NSBCC:  NSBCC: NanoSystems Biology Cancer Center

Judith Gasson, PhD

Judith Gasson, Ph.D., became the director of UCLA's Jonsson Comprehensive Cancer Center on Sept. 15, 1995. She is a molecular biologist and is responsible for one of only 39 institutions designated as comprehensive cancer centers by the National Cancer Institute.

Gasson earned her doctorate in physiology at the University of Colorado in 1979. She did her postdoctoral work at the Salk Institute in La Jolla, CA, studying glucocorticoid hormones, which are made by the adrenal gland in response to stress. In 1983, she left the Salk Institute to join the JCCC.

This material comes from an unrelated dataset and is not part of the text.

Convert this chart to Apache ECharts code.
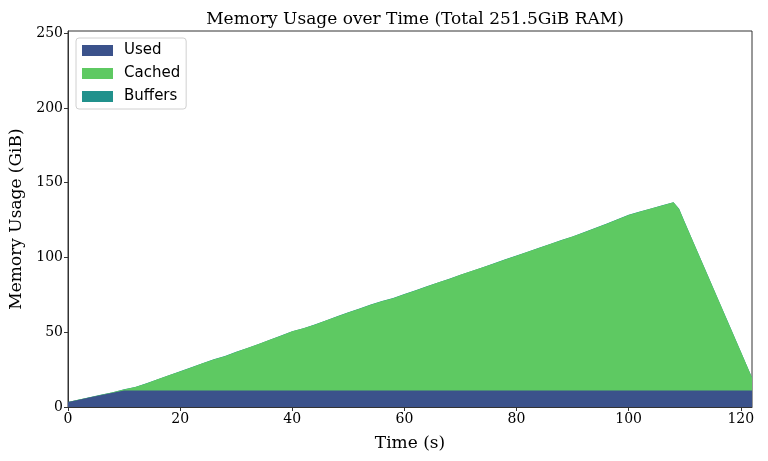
<!doctype html>
<html lang="en">
<head>
    <meta charset="utf-8">
    <title>Memory Usage over Time</title>
    <script src="https://cdn.jsdelivr.net/npm/echarts@6/dist/echarts.min.js"></script>
    <style>
        html, body { margin: 0; padding: 0; background: #fff; }
        #main { width: 768px; height: 461px; }
    </style>
</head>
<body>
    <div id="main"></div>
    <script type="text/javascript">
    // seconds since start
    var times = [0, 2, 4, 6, 8, 10, 12, 14, 16, 18, 20, 22, 24, 26, 28, 30, 32, 34, 36, 38,
                 40, 42, 44, 46, 48, 50, 52, 54, 56, 58, 60, 62, 64, 66, 68, 70, 72, 74, 76, 78,
                 80, 82, 84, 86, 88, 90, 92, 94, 96, 98, 100, 102, 104, 106, 108, 109, 110, 112,
                 114, 116, 118, 120, 122];
    // GiB
    var used = [3.3, 4.9, 6.5, 8.0, 9.6, 11.1, 11.1, 11.1, 11.1, 11.1, 11.1, 11.1, 11.1, 11.1, 11.1, 11.1, 11.1, 11.1, 11.1, 11.1,
                11.1, 11.1, 11.1, 11.1, 11.1, 11.1, 11.1, 11.1, 11.1, 11.1, 11.1, 11.1, 11.1, 11.1, 11.1, 11.1, 11.1, 11.1, 11.1, 11.1,
                11.1, 11.1, 11.1, 11.1, 11.1, 11.1, 11.1, 11.1, 11.1, 11.1, 11.1, 11.1, 11.1, 11.1, 11.1, 11.1, 11.1, 11.1,
                11.1, 11.1, 11.1, 11.1, 11.1];
    var cached = [0, 0.1, 0.1, 0.2, 0.2, 0.6, 2.2, 4.7, 7.4, 10.1, 12.7, 15.4, 18.1, 20.7, 22.9, 25.7, 28.3, 31.0, 33.8, 36.6,
                  39.5, 41.5, 43.9, 46.7, 49.5, 52.1, 54.7, 57.3, 59.7, 61.7, 64.4, 66.9, 69.5, 72.1, 74.6, 77.3, 79.8, 82.3, 84.9, 87.6,
                  90.1, 92.7, 95.3, 97.9, 100.5, 102.9, 105.7, 108.5, 111.3, 114.3, 117.4, 119.5, 121.6, 123.7, 125.8, 121.4, 112.5, 95.2,
                  77.9, 60.6, 43.3, 26.0, 8.6];
    var buffers = [0.1, 0.1, 0.1, 0.1, 0.1, 0.1, 0.1, 0.1, 0.1, 0.1, 0.1, 0.1, 0.1, 0.1, 0.1, 0.1, 0.1, 0.1, 0.1, 0.1,
                   0.1, 0.1, 0.1, 0.1, 0.1, 0.1, 0.1, 0.1, 0.1, 0.1, 0.1, 0.1, 0.1, 0.1, 0.1, 0.1, 0.1, 0.1, 0.1, 0.1,
                   0.1, 0.1, 0.1, 0.1, 0.1, 0.1, 0.1, 0.1, 0.1, 0.1, 0.1, 0.1, 0.1, 0.1, 0.1, 0.1, 0.1, 0.1,
                   0.1, 0.1, 0.1, 0.1, 0.1];
    var totalRam = 251.5;

    var serif = '"DejaVu Serif", serif';
    var sans = '"DejaVu Sans", sans-serif';

    // stack by hand: each band is drawn from 0 up to its cumulative top,
    // lower bands are drawn later so they cover the upper ones
    var layers = [
        { name: 'Used', color: '#3b528b', values: used },
        { name: 'Cached', color: '#5ec962', values: cached },
        { name: 'Buffers', color: '#21918c', values: buffers }
    ];
    var running = times.map(function () { return 0; });
    layers.forEach(function (layer) {
        layer.top = layer.values.map(function (v, i) { running[i] += v; return running[i]; });
    });

    var series = layers.slice().reverse().map(function (layer) {
        return {
            name: layer.name,
            type: 'line',
            symbol: 'none',
            silent: true,
            lineStyle: { width: 0 },
            areaStyle: { color: layer.color, opacity: 1 },
            itemStyle: { color: layer.color },
            data: times.map(function (t, i) { return [t, layer.top[i]]; })
        };
    });

    var chart = echarts.init(document.getElementById('main'), null, { renderer: 'canvas' });

    chart.setOption({
        animation: false,
        backgroundColor: '#fff',
        title: {
            text: 'Memory Usage over Time (Total ' + totalRam + 'GiB RAM)',
            left: 410,
            textAlign: 'center',
            top: 6,
            textStyle: { fontFamily: serif, fontSize: 17, fontWeight: 'normal', color: '#000' }
        },
        legend: {
            orient: 'vertical',
            left: 76,
            top: 38,
            icon: 'rect',
            itemWidth: 31,
            itemHeight: 11,
            itemGap: 8,
            padding: [5, 6, 5, 6],
            borderColor: '#d0d0d0',
            borderWidth: 1,
            borderRadius: 3,
            backgroundColor: '#fff',
            textStyle: { fontFamily: sans, fontSize: 15, color: '#000', padding: [0, 0, 0, 6] },
            data: ['Used', 'Cached', 'Buffers']
        },
        grid: {
            left: 68, right: 16, top: 31, bottom: 54,
            show: true, borderColor: '#333', borderWidth: 1, backgroundColor: 'transparent'
        },
        xAxis: {
            type: 'value',
            min: 0, max: 122, interval: 20,
            name: 'Time (s)',
            nameLocation: 'middle',
            nameGap: 28,
            nameTextStyle: { fontFamily: serif, fontSize: 17, color: '#000' },
            axisLine: { show: true, lineStyle: { color: '#333' } },
            axisTick: { show: true, length: 4, lineStyle: { color: '#333' } },
            axisLabel: { fontFamily: serif, fontSize: 14, color: '#000', margin: 5,
                         showMaxLabel: false },
            splitLine: { show: false }
        },
        yAxis: {
            type: 'value',
            min: 0, max: totalRam, interval: 50,
            name: 'Memory Usage (GiB)',
            nameLocation: 'middle',
            nameGap: 41,
            nameTextStyle: { fontFamily: serif, fontSize: 17, color: '#000' },
            axisLine: { show: true, lineStyle: { color: '#333' } },
            axisTick: { show: true, length: 4, lineStyle: { color: '#333' } },
            axisLabel: { fontFamily: serif, fontSize: 14, color: '#000', margin: 5,
                         showMaxLabel: false },
            splitLine: { show: false }
        },
        series: series
    });
    </script>
</body>
</html>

Gasson was instrumental in purifying for the first time a hormone-like substance that increases the speed of bone marrow cell reproduction. That substance, called GM-CSF, is used to help prevent infections in cancer patients and to allow those patients to tolerate more chemotherapy and radiation than had previously been possible.

Studies currently underway in Gasson's lab aim to eliminate the two week recovery time by multiplying a patient's blood cells in the laboratory and then reinfusing sufficient cells in the patient to produce immediately a satisfactory white cell count. This procedure would lead to greater patient comfort, reduce the chance of infection, and permit the administration of more cancer-killing chemotherapy.

Besides developing a way to grow blood cells in the lab, Gasson, a full professor at the UCLA School of Medicine and head of a 10-person laboratory at the JCCC, is concentrating on factors that make leukemia cells grow. Learning the steps cells take in becoming leukemic could lead to finding ways to interrupt those steps, thereby eliminating the leukemic cells.